There’s been a lot of talk around the water cooler lately about extremely large VMs and the pain of backing them up as well as the agony of restoring these monster VMs should the need arise. When I say agony, I am thinking of a root canal without pain killers…
We all love that the price of storage has become so cheap that everyone seems to have at least a terabyte of photos and two or three terabytes of movies these days – my 75 year old father included. Gone are the days when server admins religiously set user storage quotas and monitored file shares for .jpg and .mp3 files. Why bother? It costs more to monitor, find and then delete the offending files than it costs to simply add more space.
Or is it?
Running monster VMs in your environment can be cool to brag about, but they are certainly not without peril. I recently embarked on an internal testing project to determine how big is too big from a recovery point of view, using traditional backup methods. For the testing use case, we created a 21TB VM with 14 attached VMDK’s stuffed full of data.
First, some technical and environmental information for the test setup: The test environment is VMware ESXi 5.5 on Cisco UCS. The backup server is a Cisco B200-M3 blade with dual Intel Xeon E5-2630 CPU’s at 2.3Ghz and 24 cores, 128GB RAM. The server is running Windows Server 2012 R2 and Veeam version 9 with 2 additional physical proxy servers to assist with the backup/restore processes. The storage repository is a Cisco 3160 with 400TB of space on 60 * 8TB disks running RAID60 connected by 2 * 10GBps fabric connections. The restore will be made to a 25TB volume running on a Compellent SC8000 array with 576 * 800GB 10K disks.
Okay, now that we got that out the way, onto what we are here for: what does it take to successfully recover a 21TB VM?
Creating a full backup took right at one and a half hours which was about what we expected it to take. Once it completed, we immediately set about creating the restore job. During the restore wizard all of the VM’s data and configuration was checked by Veeam, which took longer than we expected. Once that little delay was over we moved along through the rest of the wizard and with great excitement we clicked START! And nothing happened. For a long time. The nerd excitement waned and we went home.
After some time, Veeam showed that the job was still at 0% but in vSphere we could see disks were being created so things were definitely moving along. Sadly, later we were still at 0% and creating disks in vSphere. No actual data had been copied yet because, by default, Veeam running restores in SAN mode creates all the VMDK’s and formats them as Thick Provision Lazy Zeroed first. Once the disk creation has completed, the actual restoration of data begins. Note that it is possible to change the disk restore method to Thin Provision or Thick Provision Eager Zeroed by creating a new registry entry on the Veeam server, which will effectively make this first process go very quickly.

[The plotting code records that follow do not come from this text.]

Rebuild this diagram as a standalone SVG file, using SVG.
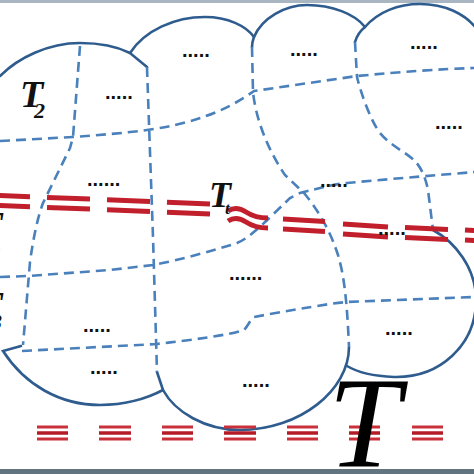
<svg xmlns="http://www.w3.org/2000/svg" width="474" height="474" viewBox="0 0 474 474">
<style>
.o{fill:none;stroke:#2f5c8e;stroke-width:2.6;stroke-linecap:round}
.d{fill:none;stroke:#4a80bb;stroke-width:2.6;stroke-dasharray:10 6}
.r{stroke:#c21f2c;stroke-width:5;fill:none}
.rb{stroke:#c9303a;stroke-width:3;fill:none}
.rm{stroke:#b51b27;stroke-width:3.5;fill:none}
.dots{font-family:"Liberation Sans",Arial,sans-serif;font-weight:bold;font-size:20px;fill:#111}
.lb{font-family:"Liberation Serif","Times New Roman",serif;font-style:italic;font-weight:bold;fill:#111}
</style>
<rect width="474" height="474" fill="#fff"/>
<rect x="0" y="0" width="474" height="3" fill="#a9b6c2"/>
<rect x="0" y="469" width="474" height="5" fill="#62747f"/>
<g id="outline">
<path class="o" d="M0,76 C18,58 48,43 80,43 C100,43 116,46 130,53 L147,67"/>
<path class="o" d="M130,53 C145,30 175,17 205,17 C228,17 246,26 254,37"/>
<path class="o" d="M252,47 C252,42 253,40 254,37 C262,18 285,5 307,5 C332,5 355,14 365,27"/>
<path class="o" d="M355,42 C357,35 360,31 365,27 C378,12 398,4 420,4 C445,4 465,14 476,28"/>
<path class="o" d="M433,230 C455,242 476,268 476,300 C476,345 440,378 394,377 C372,376 357,372 347,366"/>
<path class="o" d="M349,347 C349,390 300,430 240,430 C205,430 175,412 163,390 L157,372"/>
<path class="o" d="M21,346 L3,351 C25,385 60,405 100,405 C125,405 148,398 163,390"/>
</g>
<g id="connectors">
<path class="d" d="M0,141 L73,137 C100,135 125,133 147,130 C190,124 225,112 254,91 L357,76 C400,72 440,69 474,68"/>
<path class="d" d="M0,277 L28,276 L110,270 L153,265 C180,260 215,250 237,243 C250,238 265,222 290,198 L300,193 C320,188 335,184 347,183 C400,178 440,175 474,172"/>
<path class="d" d="M22,351 L157,344 C190,340 225,336 244,330 C248,326 250,320 254,317 L270,314 C300,309 325,304 347,302 L474,297"/>
<path class="d" d="M80,46 L73,137 L70,148 L43,203 Q35,225 30,262 L23,345"/>
<path class="d" d="M147,67 L153,237 L157,372"/>
<path class="d" d="M252,47 L253,92 C256,120 268,150 285,175 L304,193 C318,210 330,230 338,255 C344,275 347,300 349,347"/>
<path class="d" d="M355,42 L357,77 C360,90 370,120 380,133 C390,145 405,152 414,160 C420,166 425,175 428,190 L433,230"/>
</g>
<g id="red-upper">
<path class="r" d="M-5,195.3 L30,196.7 M-5,205.3 L30,206.7"/>
<path class="r" d="M47,197.4 L90,199.1 M47,207.4 L90,209.1"/>
<path class="r" d="M107,199.8 L150,201.5 M107,209.8 L150,211.5"/>
<path class="r" d="M167,202.2 L210,203.9 M167,212.2 L210,213.9"/>
<path class="r" d="M228,211 C234,207 240,208 246,212 S258,218 268,218 M228,221 C234,217 240,218 246,222 S258,228 268,228"/>
<path class="r" d="M283,219 L325,221.5 M283,229 L325,231.5"/>
<path class="r" d="M343,224 L388,227 M343,234 L388,237"/>
<path class="r" d="M405,227.5 L448,229.5 M405,237.5 L448,239.5"/>
<path class="r" d="M465,230 L480,231 M465,240 L480,241"/>
</g>
<g id="red-lower">
<path class="rb" d="M37,427 H68 M99,427 H131 M162,427 H193 M224,427 H256 M287,427 H318 M349,427 H380 M412,427 H443"/>
<path class="rm" d="M37,433 H68 M99,433 H131 M162,433 H193 M224,433 H256 M287,433 H318 M349,433 H380 M412,433 H443"/>
<path class="rb" d="M37,439 H68 M99,439 H131 M162,439 H193 M224,439 H256 M287,439 H318 M349,439 H380 M412,439 H443"/>
</g>
<g id="dots" class="dots">
<text x="105" y="99">.....</text>
<text x="182" y="57">.....</text>
<text x="290" y="56">.....</text>
<text x="410" y="49">.....</text>
<text x="435" y="129">.....</text>
<text x="87" y="186">......</text>
<text x="320" y="187">.....</text>
<text x="378" y="235">.....</text>
<text x="83" y="332">.....</text>
<text x="90" y="374">.....</text>
<text x="229" y="280">......</text>
<text x="385" y="335">.....</text>
<text x="242" y="387">.....</text>
</g>
<g id="labels">
<text class="lb" x="20" y="107" font-size="38">T</text>
<text class="lb" x="34" y="118" font-size="22">2</text>
<text class="lb" x="209" y="207" font-size="36">T</text>
<text class="lb" x="225" y="214" font-size="17">t</text>
<text class="lb" x="-21" y="238" font-size="38">T</text>
<text class="lb" x="-9" y="250" font-size="22">1</text>
<text class="lb" x="-21" y="318" font-size="38">T</text>
<text class="lb" x="-9" y="329" font-size="22">3</text>
<text x="328" y="466" font-family="Liberation Serif,'Times New Roman',serif" font-style="italic" font-size="130" fill="#000">T</text>
</g>
</svg>
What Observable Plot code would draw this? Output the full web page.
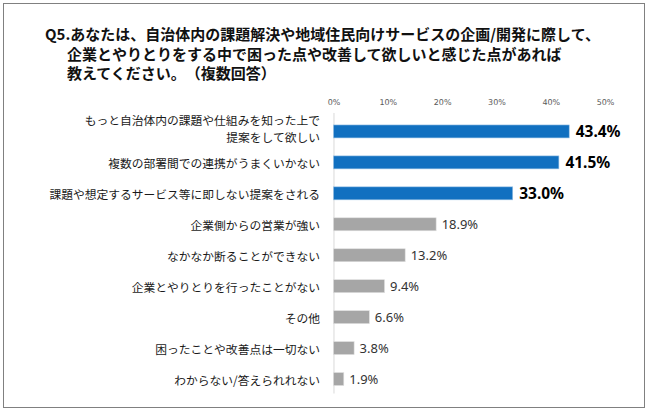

One could argue that you would not need to do a full restore if you had an OS corruption issue. You could just reload the OS on a new partition and reattach the existing VMDK’s, or simply use the file level restore capability to restore the files you need. But with the rise of ransomware or a large scale data corruption, you may be left with no choice but to restore from an older backup.
Perhaps the main lesson to be learned from these tests is this: At some point a VM really can be too big—regardless of its disk configuration—IF you ever, ever need to restore it. When that day comes, you and the other business owners need to be aware that the restore is definitely not going to be a fast process. Based on my experience, it’s likely that telling someone that they may have to wait more than an hour is going to be a hard sell to anyone needing access to the data.
So what is the solution? Consider migrating the data from your single giant VM to several smaller VM’s or leveraging snapshots with backup software integration. This has the added benefit of distributed VM’s running their workloads on separate hosts in the cluster and, most likely, improved performance. Additionally, it solves the issue of a single point of failure should your single 21TB file server crash. And finally, if one 5TB server needed to be restored, it would likely take orders of magnitude less time to restore than a single 21TB VM would take. More importantly, your entire environment would not be offline, so few people would be lining up at your desk or burning up your phone asking for a status update.